BRIEF :: The listing below holds pictures; exclude them. Return exactly the lines from the one with "Recreate this image as a Python" through the one with "plt.rcParams['font.family'] = ['Liberation".

[begin GIVEN INFORMATION]

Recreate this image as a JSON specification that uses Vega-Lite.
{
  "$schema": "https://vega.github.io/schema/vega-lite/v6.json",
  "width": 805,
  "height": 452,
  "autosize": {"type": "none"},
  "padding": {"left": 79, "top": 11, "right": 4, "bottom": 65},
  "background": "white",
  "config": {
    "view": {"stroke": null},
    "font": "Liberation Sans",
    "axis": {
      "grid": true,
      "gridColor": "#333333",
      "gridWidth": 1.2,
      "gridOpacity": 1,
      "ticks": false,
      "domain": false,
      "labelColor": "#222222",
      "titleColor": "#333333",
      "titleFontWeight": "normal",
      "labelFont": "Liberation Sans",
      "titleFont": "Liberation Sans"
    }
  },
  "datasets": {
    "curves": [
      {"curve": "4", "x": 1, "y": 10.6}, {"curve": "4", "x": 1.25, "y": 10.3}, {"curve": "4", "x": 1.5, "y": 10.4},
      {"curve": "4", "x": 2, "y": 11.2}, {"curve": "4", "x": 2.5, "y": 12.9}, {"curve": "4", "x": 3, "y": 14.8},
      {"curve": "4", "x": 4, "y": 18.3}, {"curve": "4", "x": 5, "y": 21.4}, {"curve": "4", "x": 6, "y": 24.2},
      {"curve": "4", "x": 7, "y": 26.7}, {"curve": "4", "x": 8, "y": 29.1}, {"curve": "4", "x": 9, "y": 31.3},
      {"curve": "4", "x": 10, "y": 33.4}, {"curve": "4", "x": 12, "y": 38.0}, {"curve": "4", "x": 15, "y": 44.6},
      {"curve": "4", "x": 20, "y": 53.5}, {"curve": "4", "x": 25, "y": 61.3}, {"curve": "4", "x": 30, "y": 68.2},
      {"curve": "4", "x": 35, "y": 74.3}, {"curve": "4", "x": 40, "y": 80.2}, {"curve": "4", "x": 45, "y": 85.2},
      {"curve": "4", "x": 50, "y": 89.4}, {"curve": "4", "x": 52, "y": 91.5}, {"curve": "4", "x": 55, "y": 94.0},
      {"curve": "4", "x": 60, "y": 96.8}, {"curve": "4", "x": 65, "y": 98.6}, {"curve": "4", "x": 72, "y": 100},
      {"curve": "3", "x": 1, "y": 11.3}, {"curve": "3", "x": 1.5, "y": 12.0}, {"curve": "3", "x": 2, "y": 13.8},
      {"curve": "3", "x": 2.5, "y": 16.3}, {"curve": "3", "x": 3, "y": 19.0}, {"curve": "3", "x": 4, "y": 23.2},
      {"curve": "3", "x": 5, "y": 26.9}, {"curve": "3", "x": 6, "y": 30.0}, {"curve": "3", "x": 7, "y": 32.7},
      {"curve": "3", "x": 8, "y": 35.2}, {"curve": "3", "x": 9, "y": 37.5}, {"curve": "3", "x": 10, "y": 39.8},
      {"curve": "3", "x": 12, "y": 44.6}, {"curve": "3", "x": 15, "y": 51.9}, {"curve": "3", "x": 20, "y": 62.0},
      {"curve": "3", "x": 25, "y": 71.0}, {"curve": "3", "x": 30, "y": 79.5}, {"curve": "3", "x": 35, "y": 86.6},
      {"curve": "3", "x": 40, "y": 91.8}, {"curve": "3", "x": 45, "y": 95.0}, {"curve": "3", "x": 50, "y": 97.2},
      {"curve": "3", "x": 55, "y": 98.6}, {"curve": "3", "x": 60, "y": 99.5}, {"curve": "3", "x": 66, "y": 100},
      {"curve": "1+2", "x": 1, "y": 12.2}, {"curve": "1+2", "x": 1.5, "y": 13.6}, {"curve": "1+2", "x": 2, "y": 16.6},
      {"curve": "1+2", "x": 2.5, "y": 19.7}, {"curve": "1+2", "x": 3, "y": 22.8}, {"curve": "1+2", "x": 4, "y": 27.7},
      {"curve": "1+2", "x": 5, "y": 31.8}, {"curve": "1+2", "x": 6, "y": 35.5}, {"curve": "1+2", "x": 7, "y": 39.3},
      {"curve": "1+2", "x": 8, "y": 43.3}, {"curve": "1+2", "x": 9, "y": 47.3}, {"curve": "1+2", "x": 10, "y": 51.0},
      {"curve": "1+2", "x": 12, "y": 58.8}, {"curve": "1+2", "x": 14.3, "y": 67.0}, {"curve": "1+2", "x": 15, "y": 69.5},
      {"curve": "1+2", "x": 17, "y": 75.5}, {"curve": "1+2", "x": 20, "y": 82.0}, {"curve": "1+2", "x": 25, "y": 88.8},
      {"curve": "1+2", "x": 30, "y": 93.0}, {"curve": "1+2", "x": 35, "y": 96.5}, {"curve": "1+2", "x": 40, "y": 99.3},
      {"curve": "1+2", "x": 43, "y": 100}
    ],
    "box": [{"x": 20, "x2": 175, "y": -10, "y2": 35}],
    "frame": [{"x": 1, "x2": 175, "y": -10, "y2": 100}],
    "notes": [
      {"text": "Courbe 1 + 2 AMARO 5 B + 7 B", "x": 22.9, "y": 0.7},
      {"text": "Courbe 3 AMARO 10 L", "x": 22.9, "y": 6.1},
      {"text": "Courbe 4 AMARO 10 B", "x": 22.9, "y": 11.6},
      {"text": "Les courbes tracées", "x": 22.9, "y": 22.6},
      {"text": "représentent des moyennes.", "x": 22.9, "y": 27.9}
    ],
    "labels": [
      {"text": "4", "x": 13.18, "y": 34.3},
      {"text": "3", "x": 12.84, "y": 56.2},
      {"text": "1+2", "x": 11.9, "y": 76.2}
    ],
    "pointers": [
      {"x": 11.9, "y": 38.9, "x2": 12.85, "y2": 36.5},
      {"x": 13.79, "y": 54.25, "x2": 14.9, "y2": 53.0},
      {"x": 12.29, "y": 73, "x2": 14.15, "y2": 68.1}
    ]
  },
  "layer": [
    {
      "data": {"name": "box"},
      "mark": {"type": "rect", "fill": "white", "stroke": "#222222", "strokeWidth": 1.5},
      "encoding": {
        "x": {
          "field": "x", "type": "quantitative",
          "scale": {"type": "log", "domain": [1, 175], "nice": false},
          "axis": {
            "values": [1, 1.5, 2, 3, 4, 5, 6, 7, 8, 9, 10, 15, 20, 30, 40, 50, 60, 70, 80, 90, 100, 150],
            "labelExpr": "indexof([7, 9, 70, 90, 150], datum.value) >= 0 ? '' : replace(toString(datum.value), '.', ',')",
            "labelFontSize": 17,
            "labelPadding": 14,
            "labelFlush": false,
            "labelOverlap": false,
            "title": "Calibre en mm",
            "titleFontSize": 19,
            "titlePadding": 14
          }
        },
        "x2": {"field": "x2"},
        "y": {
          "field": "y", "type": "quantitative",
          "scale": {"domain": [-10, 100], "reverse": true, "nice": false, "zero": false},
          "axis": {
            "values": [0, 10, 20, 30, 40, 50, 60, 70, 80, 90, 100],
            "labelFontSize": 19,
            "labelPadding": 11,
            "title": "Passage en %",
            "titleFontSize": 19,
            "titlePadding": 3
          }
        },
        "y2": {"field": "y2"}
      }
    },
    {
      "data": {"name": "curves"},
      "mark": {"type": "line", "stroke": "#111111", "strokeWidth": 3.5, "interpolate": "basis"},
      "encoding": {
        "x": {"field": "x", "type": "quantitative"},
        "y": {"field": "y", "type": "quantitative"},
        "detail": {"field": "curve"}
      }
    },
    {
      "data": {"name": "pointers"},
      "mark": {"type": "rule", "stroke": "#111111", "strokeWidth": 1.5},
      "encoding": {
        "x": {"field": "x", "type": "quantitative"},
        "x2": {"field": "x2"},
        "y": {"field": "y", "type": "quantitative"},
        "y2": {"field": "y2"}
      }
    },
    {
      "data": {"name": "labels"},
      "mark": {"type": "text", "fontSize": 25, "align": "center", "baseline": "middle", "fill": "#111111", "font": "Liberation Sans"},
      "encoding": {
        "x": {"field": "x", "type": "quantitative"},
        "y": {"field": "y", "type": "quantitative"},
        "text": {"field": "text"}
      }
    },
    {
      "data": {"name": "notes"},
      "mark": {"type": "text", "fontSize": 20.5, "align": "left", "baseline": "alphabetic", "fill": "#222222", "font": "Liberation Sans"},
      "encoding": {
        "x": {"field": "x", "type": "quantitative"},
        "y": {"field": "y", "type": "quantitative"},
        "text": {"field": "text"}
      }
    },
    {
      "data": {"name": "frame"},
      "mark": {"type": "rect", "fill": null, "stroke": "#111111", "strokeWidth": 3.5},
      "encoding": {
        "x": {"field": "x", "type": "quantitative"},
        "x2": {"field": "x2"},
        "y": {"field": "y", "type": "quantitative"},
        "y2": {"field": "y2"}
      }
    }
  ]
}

[end GIVEN INFORMATION]
[begin GIVEN INFORMATION]

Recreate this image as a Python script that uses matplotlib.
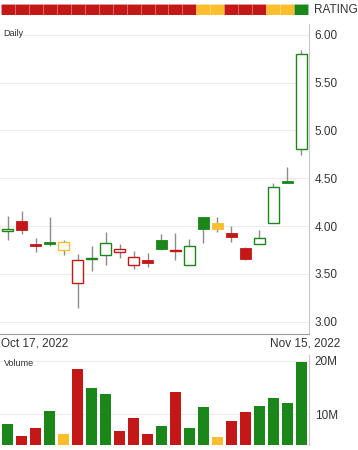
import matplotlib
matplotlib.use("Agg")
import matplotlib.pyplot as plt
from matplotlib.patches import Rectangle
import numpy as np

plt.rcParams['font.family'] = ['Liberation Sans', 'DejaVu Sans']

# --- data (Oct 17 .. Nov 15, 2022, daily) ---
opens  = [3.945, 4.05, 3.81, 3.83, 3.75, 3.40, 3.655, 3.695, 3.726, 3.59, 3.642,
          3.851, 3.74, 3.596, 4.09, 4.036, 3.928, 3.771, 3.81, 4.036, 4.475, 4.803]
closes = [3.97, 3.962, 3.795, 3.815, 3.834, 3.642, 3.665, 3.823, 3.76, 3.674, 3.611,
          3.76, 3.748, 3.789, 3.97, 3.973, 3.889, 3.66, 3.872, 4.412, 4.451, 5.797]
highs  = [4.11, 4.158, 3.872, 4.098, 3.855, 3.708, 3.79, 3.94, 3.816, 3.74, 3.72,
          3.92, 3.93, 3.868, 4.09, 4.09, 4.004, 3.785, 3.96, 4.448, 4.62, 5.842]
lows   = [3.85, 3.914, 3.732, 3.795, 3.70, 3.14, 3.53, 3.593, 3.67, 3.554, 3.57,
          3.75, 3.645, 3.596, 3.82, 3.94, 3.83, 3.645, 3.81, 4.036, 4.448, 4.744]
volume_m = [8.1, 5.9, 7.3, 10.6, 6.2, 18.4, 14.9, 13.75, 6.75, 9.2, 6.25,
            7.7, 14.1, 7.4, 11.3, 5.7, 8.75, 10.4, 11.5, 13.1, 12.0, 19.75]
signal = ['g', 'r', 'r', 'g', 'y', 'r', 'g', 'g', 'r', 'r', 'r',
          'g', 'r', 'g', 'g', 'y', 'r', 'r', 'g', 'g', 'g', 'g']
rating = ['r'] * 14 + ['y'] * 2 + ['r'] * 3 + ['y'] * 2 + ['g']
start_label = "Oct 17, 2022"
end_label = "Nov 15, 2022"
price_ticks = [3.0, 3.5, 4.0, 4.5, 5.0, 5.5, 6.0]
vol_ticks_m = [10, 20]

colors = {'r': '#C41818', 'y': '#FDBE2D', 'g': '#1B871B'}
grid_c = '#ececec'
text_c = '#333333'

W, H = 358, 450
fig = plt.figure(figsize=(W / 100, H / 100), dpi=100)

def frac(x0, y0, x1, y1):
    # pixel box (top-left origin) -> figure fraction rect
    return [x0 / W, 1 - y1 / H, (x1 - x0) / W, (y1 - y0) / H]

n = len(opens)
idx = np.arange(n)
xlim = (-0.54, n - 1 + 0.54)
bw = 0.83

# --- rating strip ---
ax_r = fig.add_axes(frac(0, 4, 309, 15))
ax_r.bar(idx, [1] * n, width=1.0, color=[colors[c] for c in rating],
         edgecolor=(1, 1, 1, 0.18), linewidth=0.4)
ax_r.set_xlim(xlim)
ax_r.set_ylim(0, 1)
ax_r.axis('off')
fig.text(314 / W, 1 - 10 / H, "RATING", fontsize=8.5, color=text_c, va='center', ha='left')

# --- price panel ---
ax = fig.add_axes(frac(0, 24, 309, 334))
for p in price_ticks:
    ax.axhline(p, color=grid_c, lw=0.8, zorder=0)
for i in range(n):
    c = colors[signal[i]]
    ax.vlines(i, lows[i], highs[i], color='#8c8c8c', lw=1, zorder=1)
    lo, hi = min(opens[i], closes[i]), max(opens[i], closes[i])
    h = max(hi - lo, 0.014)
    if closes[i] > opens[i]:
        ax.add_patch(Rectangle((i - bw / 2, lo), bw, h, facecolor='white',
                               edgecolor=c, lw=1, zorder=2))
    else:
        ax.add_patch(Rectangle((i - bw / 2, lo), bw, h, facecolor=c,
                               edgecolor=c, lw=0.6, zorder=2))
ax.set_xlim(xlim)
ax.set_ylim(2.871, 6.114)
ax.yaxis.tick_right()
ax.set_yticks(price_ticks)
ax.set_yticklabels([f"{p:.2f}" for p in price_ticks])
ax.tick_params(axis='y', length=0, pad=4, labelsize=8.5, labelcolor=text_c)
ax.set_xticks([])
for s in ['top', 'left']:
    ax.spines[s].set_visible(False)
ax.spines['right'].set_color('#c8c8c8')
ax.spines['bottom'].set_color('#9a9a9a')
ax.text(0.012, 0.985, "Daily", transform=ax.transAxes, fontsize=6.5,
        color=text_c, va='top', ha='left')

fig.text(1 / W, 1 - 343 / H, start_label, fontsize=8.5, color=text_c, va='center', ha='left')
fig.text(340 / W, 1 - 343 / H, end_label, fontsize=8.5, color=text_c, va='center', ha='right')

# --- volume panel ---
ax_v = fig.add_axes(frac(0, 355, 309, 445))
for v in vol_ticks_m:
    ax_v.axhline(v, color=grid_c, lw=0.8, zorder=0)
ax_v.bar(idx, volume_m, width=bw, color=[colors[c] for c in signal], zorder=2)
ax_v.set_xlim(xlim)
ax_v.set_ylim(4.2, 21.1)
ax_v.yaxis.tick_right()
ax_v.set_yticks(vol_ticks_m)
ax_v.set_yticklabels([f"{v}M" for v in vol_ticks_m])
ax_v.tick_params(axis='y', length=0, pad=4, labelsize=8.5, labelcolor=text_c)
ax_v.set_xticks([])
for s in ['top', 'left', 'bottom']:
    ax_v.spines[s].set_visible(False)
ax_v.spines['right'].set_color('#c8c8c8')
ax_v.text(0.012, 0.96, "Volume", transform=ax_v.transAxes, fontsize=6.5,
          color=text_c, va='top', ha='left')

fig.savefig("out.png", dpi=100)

[end GIVEN INFORMATION]
[begin GIVEN INFORMATION]

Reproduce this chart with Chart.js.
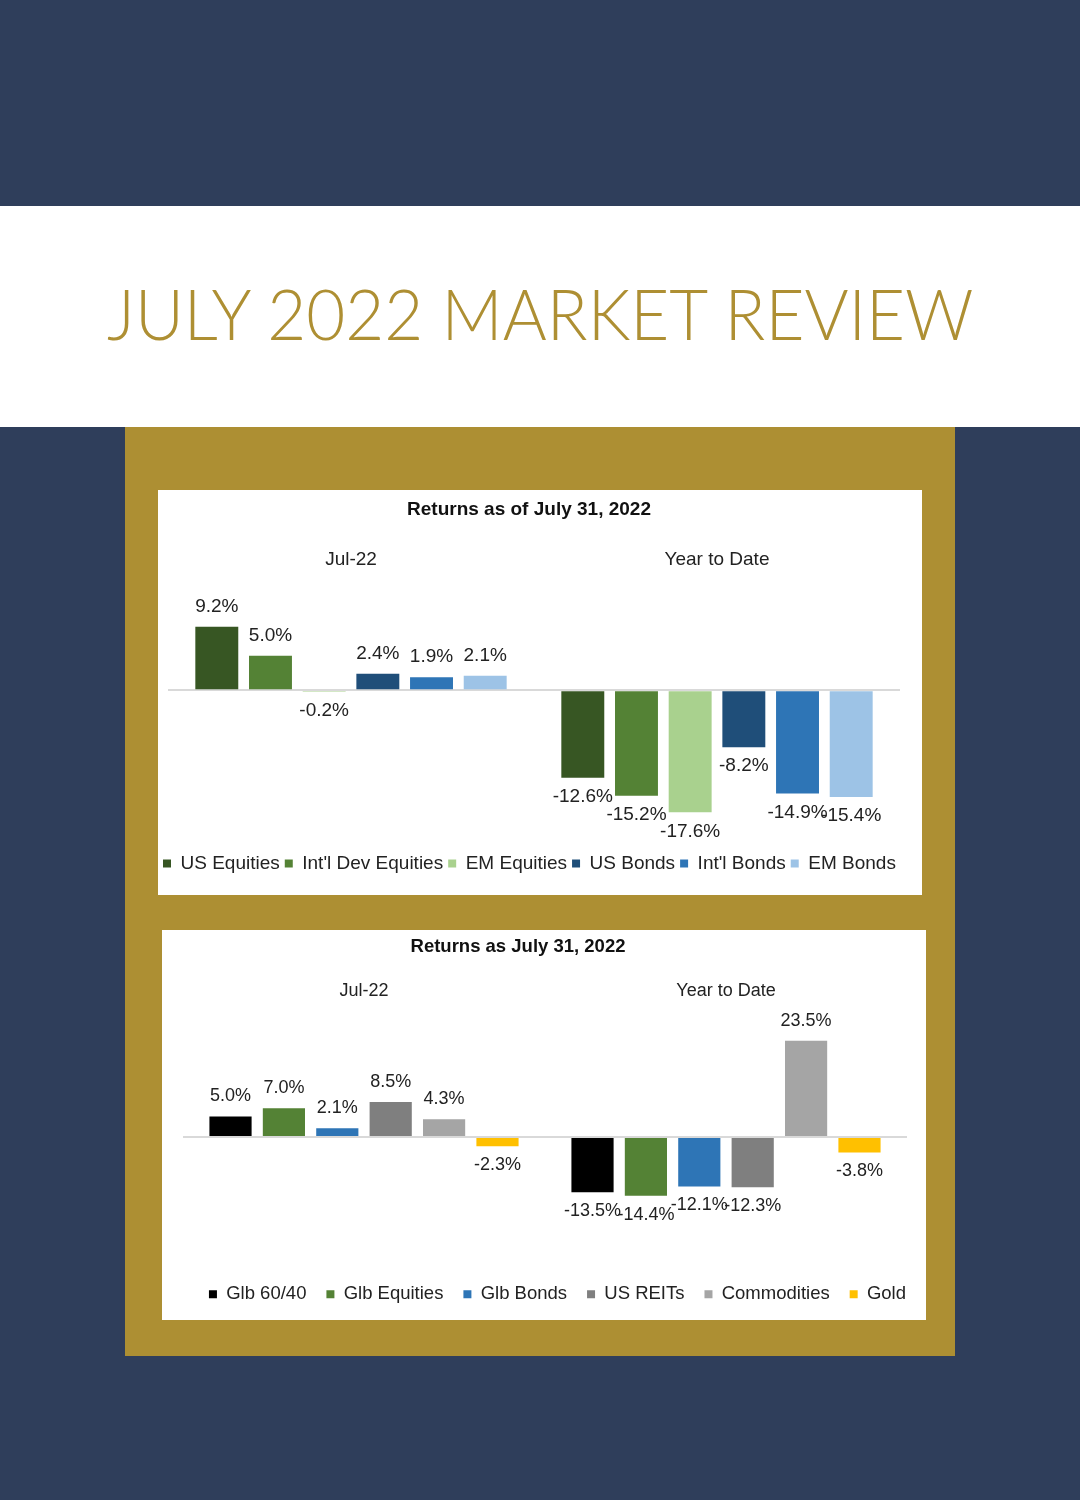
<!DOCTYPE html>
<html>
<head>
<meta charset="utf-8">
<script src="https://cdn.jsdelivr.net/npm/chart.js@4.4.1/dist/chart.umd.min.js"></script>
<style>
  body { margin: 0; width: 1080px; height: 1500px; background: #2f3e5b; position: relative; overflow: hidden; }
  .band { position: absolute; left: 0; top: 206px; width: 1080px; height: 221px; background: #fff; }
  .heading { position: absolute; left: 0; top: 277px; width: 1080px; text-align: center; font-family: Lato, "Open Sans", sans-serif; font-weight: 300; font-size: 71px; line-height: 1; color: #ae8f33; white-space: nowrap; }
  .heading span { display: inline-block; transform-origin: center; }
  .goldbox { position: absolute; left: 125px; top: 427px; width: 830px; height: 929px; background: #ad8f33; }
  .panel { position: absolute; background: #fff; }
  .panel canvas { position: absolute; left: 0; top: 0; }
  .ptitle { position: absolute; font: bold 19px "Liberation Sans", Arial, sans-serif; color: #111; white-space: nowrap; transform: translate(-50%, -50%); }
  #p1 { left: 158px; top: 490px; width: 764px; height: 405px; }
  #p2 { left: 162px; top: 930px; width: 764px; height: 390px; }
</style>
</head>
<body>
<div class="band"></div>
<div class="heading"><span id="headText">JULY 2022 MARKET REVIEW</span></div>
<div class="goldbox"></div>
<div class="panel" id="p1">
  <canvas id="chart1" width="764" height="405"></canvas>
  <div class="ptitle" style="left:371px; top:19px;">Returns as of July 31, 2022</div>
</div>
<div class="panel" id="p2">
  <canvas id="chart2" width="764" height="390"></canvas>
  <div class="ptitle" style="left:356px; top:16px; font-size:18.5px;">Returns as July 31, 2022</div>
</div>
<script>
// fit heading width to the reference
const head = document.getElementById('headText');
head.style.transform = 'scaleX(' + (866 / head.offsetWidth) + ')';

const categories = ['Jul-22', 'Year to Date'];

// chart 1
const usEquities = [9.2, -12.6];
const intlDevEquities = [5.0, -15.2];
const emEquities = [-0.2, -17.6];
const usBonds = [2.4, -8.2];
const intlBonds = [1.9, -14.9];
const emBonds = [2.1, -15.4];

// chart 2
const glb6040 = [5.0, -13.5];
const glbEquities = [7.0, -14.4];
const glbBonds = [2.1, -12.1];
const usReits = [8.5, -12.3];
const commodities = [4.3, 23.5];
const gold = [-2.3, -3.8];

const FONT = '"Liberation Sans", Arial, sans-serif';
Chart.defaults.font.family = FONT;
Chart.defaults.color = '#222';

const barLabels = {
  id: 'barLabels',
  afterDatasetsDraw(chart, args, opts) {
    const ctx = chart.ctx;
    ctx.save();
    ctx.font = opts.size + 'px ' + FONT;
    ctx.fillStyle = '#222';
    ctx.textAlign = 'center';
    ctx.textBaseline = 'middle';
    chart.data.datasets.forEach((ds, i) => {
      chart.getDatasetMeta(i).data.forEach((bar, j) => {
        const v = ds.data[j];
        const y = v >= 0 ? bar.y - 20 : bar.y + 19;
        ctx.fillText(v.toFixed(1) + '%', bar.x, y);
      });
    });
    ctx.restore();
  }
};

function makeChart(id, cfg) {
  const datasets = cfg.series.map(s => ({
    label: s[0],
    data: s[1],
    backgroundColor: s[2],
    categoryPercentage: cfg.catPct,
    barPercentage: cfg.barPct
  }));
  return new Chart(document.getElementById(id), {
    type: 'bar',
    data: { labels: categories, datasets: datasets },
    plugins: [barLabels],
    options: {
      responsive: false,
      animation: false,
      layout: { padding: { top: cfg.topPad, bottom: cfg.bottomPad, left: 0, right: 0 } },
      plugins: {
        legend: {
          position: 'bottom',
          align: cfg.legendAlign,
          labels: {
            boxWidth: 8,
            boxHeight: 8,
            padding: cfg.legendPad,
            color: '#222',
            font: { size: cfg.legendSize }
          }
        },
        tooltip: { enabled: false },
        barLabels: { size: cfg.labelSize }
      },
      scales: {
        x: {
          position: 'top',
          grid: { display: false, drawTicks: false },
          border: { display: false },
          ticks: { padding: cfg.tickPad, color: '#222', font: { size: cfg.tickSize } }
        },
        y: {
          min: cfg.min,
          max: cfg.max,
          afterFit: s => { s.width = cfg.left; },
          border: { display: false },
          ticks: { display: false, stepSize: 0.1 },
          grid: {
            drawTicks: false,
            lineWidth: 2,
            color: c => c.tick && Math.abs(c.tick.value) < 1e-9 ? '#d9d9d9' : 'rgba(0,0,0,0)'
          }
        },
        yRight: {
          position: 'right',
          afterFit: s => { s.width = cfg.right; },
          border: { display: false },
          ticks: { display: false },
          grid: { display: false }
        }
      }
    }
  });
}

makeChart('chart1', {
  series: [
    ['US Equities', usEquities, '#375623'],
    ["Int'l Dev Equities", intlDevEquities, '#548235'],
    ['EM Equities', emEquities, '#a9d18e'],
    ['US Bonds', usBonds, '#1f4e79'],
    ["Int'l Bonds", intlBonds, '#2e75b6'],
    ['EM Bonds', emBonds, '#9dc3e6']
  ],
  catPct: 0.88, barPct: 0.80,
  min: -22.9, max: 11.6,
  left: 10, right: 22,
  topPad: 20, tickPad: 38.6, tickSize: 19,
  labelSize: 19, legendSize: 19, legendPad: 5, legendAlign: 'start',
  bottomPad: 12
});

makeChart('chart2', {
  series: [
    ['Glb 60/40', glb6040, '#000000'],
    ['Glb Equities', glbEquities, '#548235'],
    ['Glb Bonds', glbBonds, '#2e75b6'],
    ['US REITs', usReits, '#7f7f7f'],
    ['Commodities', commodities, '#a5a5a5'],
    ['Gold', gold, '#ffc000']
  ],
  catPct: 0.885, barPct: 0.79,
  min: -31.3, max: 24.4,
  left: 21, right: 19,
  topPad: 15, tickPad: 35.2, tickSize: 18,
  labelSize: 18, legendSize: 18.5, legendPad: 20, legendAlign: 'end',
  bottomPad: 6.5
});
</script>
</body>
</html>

[end GIVEN INFORMATION]

OUTPUT FOR THIS TASK ::
Recreate this image as a Python script that uses matplotlib.
import matplotlib
matplotlib.use("Agg")
import matplotlib.pyplot as plt
from matplotlib.patches import Rectangle
import numpy as np

plt.rcParams['font.family'] = ['Liberation Sans', 'DejaVu Sans']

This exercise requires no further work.